The governance structure developed at Harvard—combining institutional autonomy with public oversight—became a template for American colleges and universities. This model balanced academic freedom with accountability, allowing institutions to pursue knowledge while remaining responsive to societal needs. The concept of the self-governing corporation, first embodied in Harvard's 1650 charter, profoundly influenced the development of American higher education and nonprofit organizations more broadly.

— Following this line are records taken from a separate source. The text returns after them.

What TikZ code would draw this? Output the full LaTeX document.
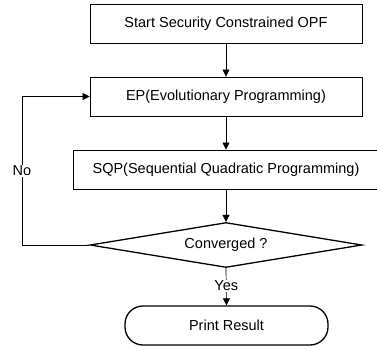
\documentclass[tikz,border=0pt]{standalone}
\usepackage{fontspec}
\setmainfont{Liberation Sans}
\usetikzlibrary{shapes.geometric,arrows.meta}

\tikzset{
  procbox/.style={draw, line width=0.9pt, minimum height=39pt, inner sep=0pt},
  decision/.style={draw, diamond, shape aspect=6.04, line width=1.3pt, minimum width=272pt, minimum height=45pt, inner sep=0pt},
  terminal/.style={draw, rectangle, rounded corners=18pt, line width=1.3pt, minimum width=203pt, minimum height=39pt, inner sep=0pt},
  flow/.style={line width=0.7pt, -{Triangle[length=7pt,width=7pt]}},
  lbl/.style={fill=white, inner sep=1pt}
}

\begin{document}
\begin{tikzpicture}[x=1pt, y=-1pt, font=\fontsize{14.5pt}{17pt}\selectfont]
  \useasboundingbox (0,0) rectangle (377,349);

  \node[procbox, minimum width=272pt] (start) at (226,23.5) {Start Security Constrained OPF};
  \node[procbox, minimum width=272pt] (ep) at (226,96.5) {EP(Evolutionary Programming)};
  \node[procbox, minimum width=306pt] (sqp) at (226,169.5) {SQP(Sequential Quadratic Programming)};
  \node[decision] (conv) at (226,245) {Converged ?};
  \node[terminal] (print) at (226.5,325.5) {Print Result};

  \coordinate (lb) at (22,245);
  \coordinate (lt) at (22,96.5);

  \draw[flow] (start) -- (ep);
  \draw[flow] (ep) -- (sqp);
  \draw[flow] (sqp) -- (conv);
  \draw[flow] (conv.south) -- node[lbl, pos=0.47] {Yes} (print.north);
  \draw[flow] (conv.west) -- (lb) -- node[lbl, pos=0.5] {No} (lt) -- (ep.west);
\end{tikzpicture}
\end{document}
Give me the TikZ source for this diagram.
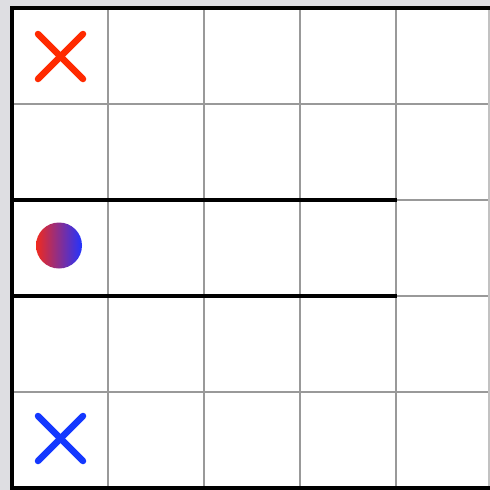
\documentclass[tikz,border=0pt]{standalone}
\usetikzlibrary{shadings}
\definecolor{bggray}{HTML}{DEDEE2}
\definecolor{gridgray}{HTML}{999999}
\definecolor{xred}{HTML}{FF2A00}
\definecolor{xblue}{HTML}{1438FF}
\definecolor{cred}{HTML}{F02A1E}
\definecolor{cblue}{HTML}{2233FF}
\tikzset{
  gridline/.style={draw=gridgray, line width=2.3pt},
  border/.style={draw=black, line width=4.8pt},
  wall/.style={draw=black, line width=4.3pt},
  cross/.style={line width=6.5pt, line cap=round},
}
\begin{document}
\begin{tikzpicture}[x=1pt,y=-1pt]
\useasboundingbox (0,0) rectangle (490,490);
\fill[bggray] (0,0) rectangle (490,490);
\fill[white] (12,8) rectangle (490,490);
% grid
\foreach \x in {108,204,300,396} \draw[gridline] (\x,8) -- (\x,490);
\foreach \y in {104,200,296,392} \draw[gridline] (12,\y) -- (490,\y);
\draw[draw=gridgray!60, line width=1.5pt] (489,8) -- (489,488);
% walls
\draw[wall] (12,200) -- (397,200);
\draw[wall] (12,296) -- (397,296);
% borders
\draw[border] (490,8) -- (12,8) -- (12,490);
\draw[border] (12,488) -- (490,488);
% red cross
\draw[cross, xred] (38,34) -- (83,79);
\draw[cross, xred] (38,79) -- (83,34);
% blue cross
\draw[cross, xblue] (38,416) -- (83,461);
\draw[cross, xblue] (38,461) -- (83,416);
% gradient circle
\shade[left color=cred, right color=cblue] (59,245.5) circle (23);
\end{tikzpicture}
\end{document}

Harvard's commitment to liberal arts education, emphasizing broad learning rather than narrow vocational training, established an educational philosophy that remains influential today. The belief that higher education should cultivate critical thinking, moral character, and civic responsibility—not merely professional skills—traces its American roots to Harvard's founding mission. This holistic approach to education distinguished American colleges from more specialized European institutions and contributed to the distinctive character of American higher education. The surviving books from John Harvard's library, housed in Harvard's Houghton Library, offer a tangible connection to this founding vision and the classical and theological texts that shaped it.
Conclusion
The founding of Harvard College in 1636 was a watershed moment in American history, establishing the foundation for higher education in the United States. From its modest beginnings as a small Puritan college training ministers, Harvard evolved into one of the world's preeminent universities, but its core mission—advancing knowledge and cultivating learned leadership—has remained remarkably consistent across nearly four centuries. The university's official history traces this arc from the colonial college to the modern research university, highlighting the continuity of purpose amid profound change.
The institution's early history reveals the colonists' extraordinary commitment to education and intellectual life, even amid the hardships of frontier settlement. By investing in higher learning during their first years in the New World, the Massachusetts Bay colonists made a deliberate choice to build a society capable of sustaining itself intellectually, politically, and spiritually. They understood that the success of their experiment depended on educated leaders and an informed citizenry. This vision proved remarkably prescient: Harvard graduates shaped colonial society, led the American Revolution, and helped build the American republic.
Today, Harvard University stands as a testament to the enduring value of that founding vision. The institution has educated presidents, Supreme Court justices, Nobel laureates, and countless leaders in every field of human endeavor. While Harvard has changed dramatically since 1636—expanding far beyond its original mission and embracing a far more diverse community of scholars—it continues to embody the belief that higher education serves essential individual and societal purposes. The founding of Harvard represents not just the beginning of one institution, but the birth of American higher education itself, establishing principles and practices that continue to shape how Americans think about the purpose and value of universities in a democratic society.